Poland sanctions 365 Belarusians over journalist’s imprisonment

WARSAW (Reuters) – Poland has imposed sanctions on a further 365 Belarusian citizens over the imprisonment of a journalist of Polish origin in Belarus, the interior ministry said on Monday, amid rising tensions between Warsaw and Minsk.

Poland has been an important refuge for opponents of authoritarian Belarus President Alexander Lukashenko, and Warsaw has also become one of the staunchest supporters of Ukraine since Minsk’s main ally Russia invaded that country last year.

On Friday a Belarusian court upheld an earlier decision to sentence journalist Andrzej Poczobut to eight years in prison.

Poczobut was jailed on charges of encouraging actions aimed at harming the national security of Belarus, trying to rehabilitate Nazism and inciting ethnic hostility, Polish daily Gazeta Wyborcza reported in February. Poland says the charges against him are unjust and politically motivated.

“In connection with the upholding of the draconian verdict in the case of Andrzej Poczobut and the repression by the Belarusian authorities of (Lukashenko’s) political opponents, the minister of interior…decided to enter 365 Belarusian citizens into the list of foreigners whose stay on Polish territory is undesirable,” the ministry said in a statement.

The people are banned from entering the European Union’s passport-free Schengen zone and will have any funds held in Poland frozen, it said.

Those on the list include members of parliament, judges, prosecutors and law enforcement officers as well as people who work in state media, the ministry added.

Twenty entities and 16 people associated mainly with Russian capital will also have any financial holdings frozen.

The Belarusian foreign ministry in Minsk could not immediately be reached for comment.

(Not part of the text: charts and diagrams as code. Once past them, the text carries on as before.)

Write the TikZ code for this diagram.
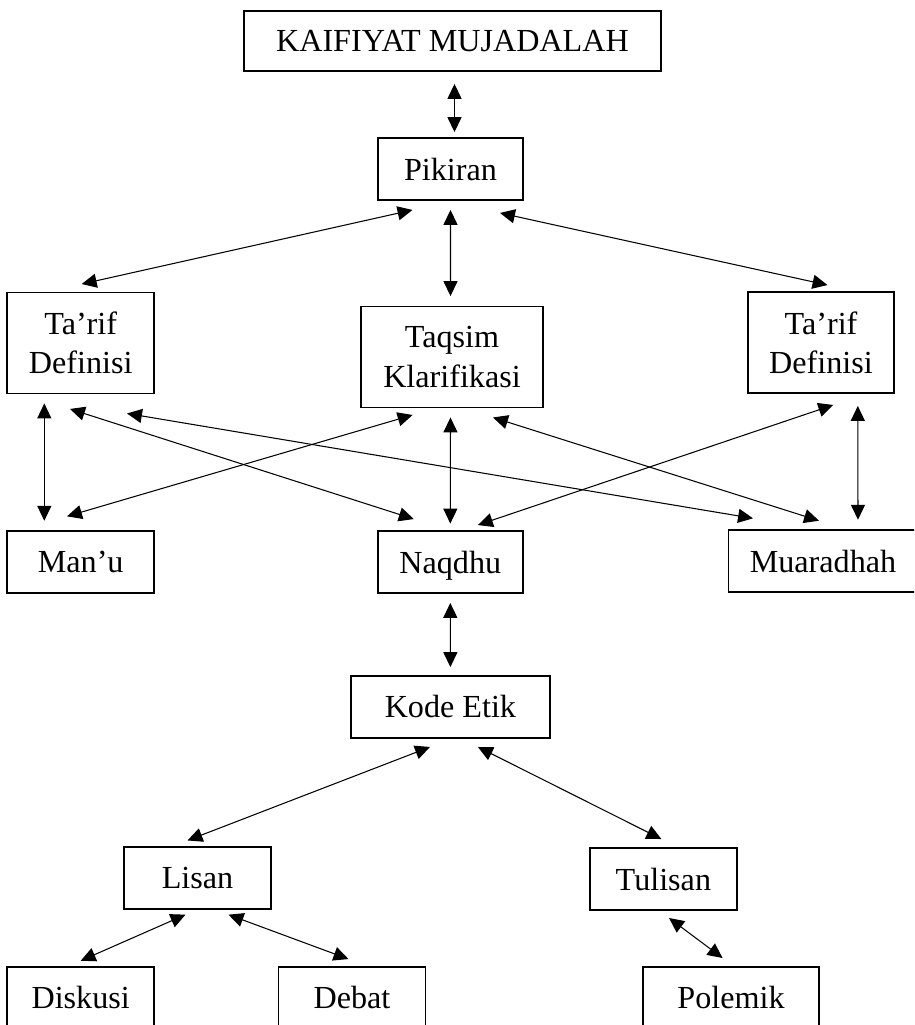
\documentclass[tikz,border=0pt]{standalone}
\usepackage{fontspec}
\setmainfont{Liberation Serif}
\usepackage{tikz}
\usetikzlibrary{arrows.meta,calc}

\begin{document}
\begin{tikzpicture}[x=0.02cm, y=-0.02cm,
  font=\fontsize{18.3}{22.3}\selectfont,
  box/.style={draw=black, line width=1.1pt, minimum height=1.24cm,
              inner sep=0pt, align=center},
  arr/.style={{Triangle[length=8.5pt,width=8pt]}-{Triangle[length=8.5pt,width=8pt]},
              line width=0.6pt}]
\clip (0,0) rectangle (914,1025);
% --- top ---
\node[box, minimum width=8.34cm, minimum height=1.2cm] (kaifiyat) at (452.5,41)
  {KAIFIYAT MUJADALAH};
\node[box, minimum width=2.9cm] (pikiran) at (450.5,169) {Pikiran};
% --- second row ---
\node[box, minimum width=2.94cm, minimum height=2.02cm] (tarifL) at (80.7,343)
  {Ta’rif\\Definisi};
\node[box, minimum width=3.64cm, minimum height=2.02cm] (taqsim) at (452,357)
  {Taqsim\\Klarifikasi};
\node[box, minimum width=2.92cm, minimum height=2.02cm] (tarifR) at (821,342.5)
  {Ta’rif\\Definisi};
% --- third row ---
\node[box, minimum width=2.94cm] (manu) at (80.7,562) {Man’u};
\node[box, minimum width=2.9cm, text depth=0pt] (naqdhu) at (450.3,562) {Naqdhu};
\node[box, minimum width=3.78cm] (muaradhah) at (823,561) {Muaradhah};
% --- lower part ---
\node[box, minimum width=3.98cm] (kodeetik) at (450.4,706.7) {Kode Etik};
\node[box, minimum width=2.94cm] (lisan) at (197.5,878.4) {Lisan};
\node[box, minimum width=2.94cm] (tulisan) at (663.4,879) {Tulisan};
\node[box, minimum width=2.94cm] (diskusi) at (80.7,997.7) {Diskusi};
\node[box, minimum width=2.94cm] (debat) at (352,997.7) {Debat};
\node[box, minimum width=3.51cm] (polemik) at (731,997.7) {Polemik};
% --- connectors ---
\draw[arr] ($(kaifiyat.south)+(2,12)$) -- ($(pikiran.north)+(4,-5)$);
\draw[arr] ($(pikiran.south)+(-38,9)$) -- ($(tarifL.north)+(1,-7.5)$);
\draw[arr] ($(pikiran.south)+(0,9)$) -- ($(taqsim.north)+(-1.5,-9.5)$);
\draw[arr] ($(pikiran.south)+(49.5,12)$) -- ($(tarifR.north)+(6.5,-6)$);
\draw[arr] ($(tarifL.south)+(-36.4,9)$) -- ($(manu.north)+(-36.4,-9.3)$);
\draw[arr] ($(tarifL.south)+(-10.7,14.5)$) -- ($(naqdhu.north)+(-36.5,-11)$);
\draw[arr] ($(tarifL.south)+(46.3,19)$) -- ($(muaradhah.north)+(-70,-10.7)$);
\draw[arr] ($(taqsim.south)+(-39.4,6.5)$) -- ($(manu.north)+(-13.7,-13.7)$);
\draw[arr] ($(taqsim.south)+(-1.5,9)$) -- ($(naqdhu.north)+(0,-6.5)$);
\draw[arr] ($(taqsim.south)+(41,9)$) -- ($(muaradhah.north)+(-4,-8.3)$);
\draw[arr] ($(tarifR.south)+(12.3,11)$) -- ($(naqdhu.north)+(27.6,-5)$);
\draw[arr] ($(tarifR.south)+(36.8,12)$) -- ($(muaradhah.north)+(35,-9.3)$);
\draw[arr] ($(naqdhu.south)+(0,9)$) -- ($(kodeetik.north)+(0,-7.7)$);
\draw[arr] ($(kodeetik.south)+(-20.4,8.3)$) -- ($(lisan.north)+(-10,-6)$);
\draw[arr] ($(kodeetik.south)+(27.5,8.3)$) -- ($(tulisan.north)+(-2,-8)$);
\draw[arr] ($(lisan.south)+(-12,4.3)$) -- ($(diskusi.north)+(0,-5)$);
\draw[arr] ($(lisan.south)+(31,4.3)$) -- ($(debat.north)+(-3.5,-6.7)$);
\draw[arr] ($(tulisan.south)+(5.6,7)$) -- ($(polemik.north)+(-8.4,-7.7)$);
\end{tikzpicture}
\end{document}
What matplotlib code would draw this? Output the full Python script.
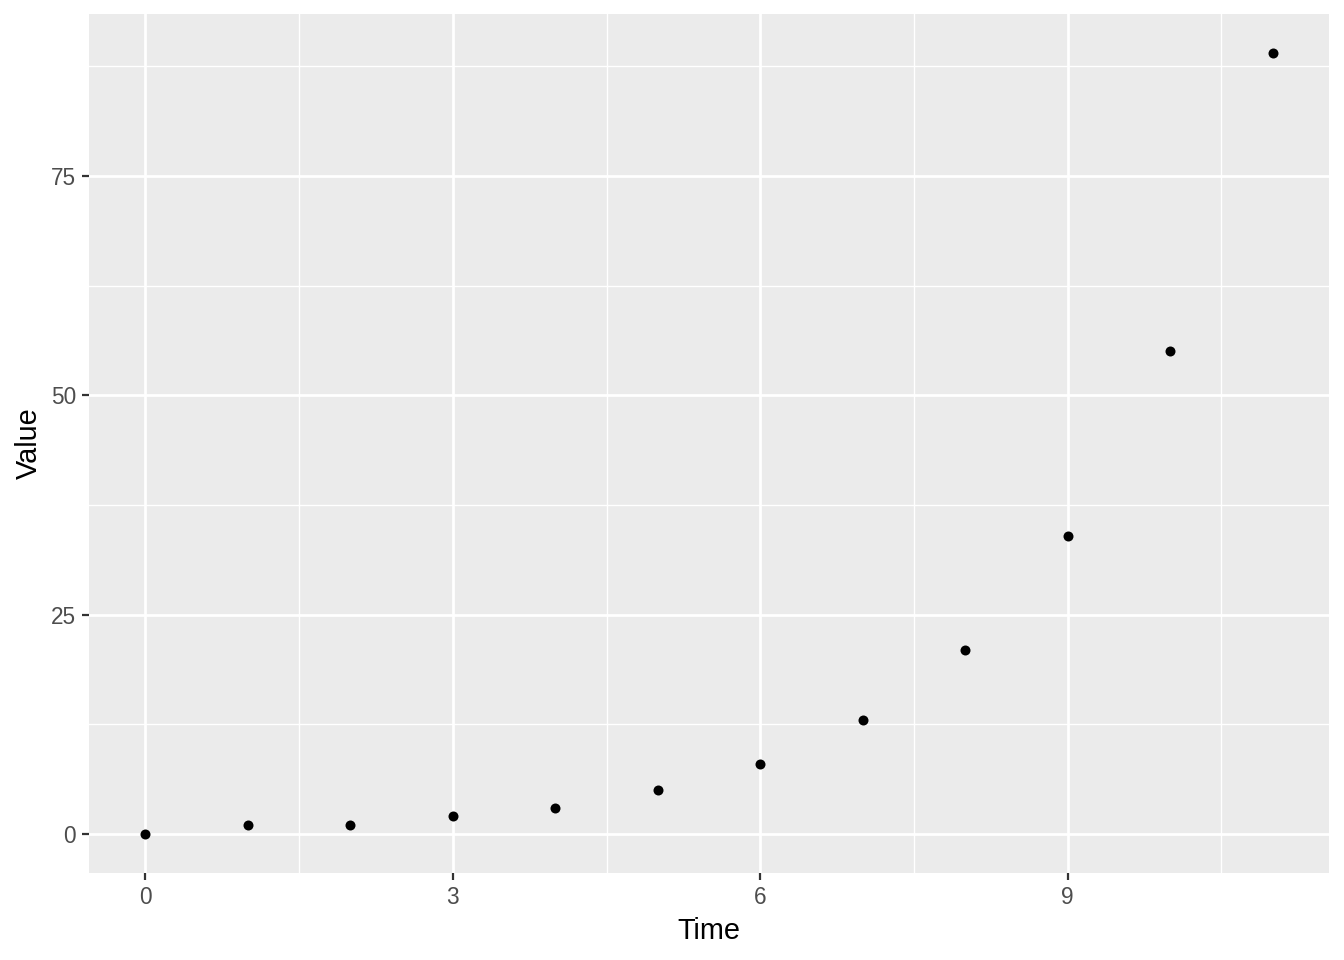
import matplotlib
matplotlib.use("Agg")
import matplotlib.pyplot as plt
from matplotlib.ticker import FixedLocator

time = [0, 1, 2, 3, 4, 5, 6, 7, 8, 9, 10, 11]
value = [0, 1, 1, 2, 3, 5, 8, 13, 21, 34, 55, 89]
x_ticks = [0, 3, 6, 9]
y_ticks = [0, 25, 50, 75]
x_minor = [1.5, 4.5, 7.5, 10.5]
y_minor = [12.5, 37.5, 62.5, 87.5]

plt.rcParams['font.family'] = ['Liberation Sans', 'DejaVu Sans']

fig = plt.figure(figsize=(13.44, 9.6), dpi=100)
ax = fig.add_axes([89/1344, 87/960, (1329-89)/1344, (873-14)/960])
ax.set_facecolor('#EBEBEB')
for s in ax.spines.values():
    s.set_visible(False)

xr = max(time) - min(time)
yr = max(value) - min(value)
ax.set_xlim(min(time) - 0.05*xr, max(time) + 0.05*xr)
ax.set_ylim(min(value) - 0.05*yr, max(value) + 0.05*yr)

ax.xaxis.set_major_locator(FixedLocator(x_ticks))
ax.yaxis.set_major_locator(FixedLocator(y_ticks))
ax.xaxis.set_minor_locator(FixedLocator(x_minor))
ax.yaxis.set_minor_locator(FixedLocator(y_minor))
ax.grid(which='major', color='white', linewidth=2.0)
ax.grid(which='minor', color='white', linewidth=1.0)
ax.set_axisbelow(True)

ax.tick_params(which='major', length=5.2, width=1.6, color='#333333',
               labelsize=16.3, labelcolor='#4D4D4D', pad=4)
ax.tick_params(which='minor', length=0)

ax.scatter(time, value, s=7.2**2, color='black', zorder=3, linewidths=0)

ax.set_xlabel('Time', fontsize=20.8, color='black', labelpad=6)
ax.set_ylabel('Value', fontsize=20.8, color='black', labelpad=6)

fig.savefig('out.png', dpi=100, facecolor='white')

On Friday, after the Poczobut verdict, a draft regulation appeared on a Polish government website that would close Poland’s eastern border to freight vehicles registered in Belarus and Russia until further notice.

Poland accuses Belarus of artificially creating a migrant crisis on the border by flying in people from the Middle East and Africa and attempting to push them across the frontier. Minsk has denied the accusation.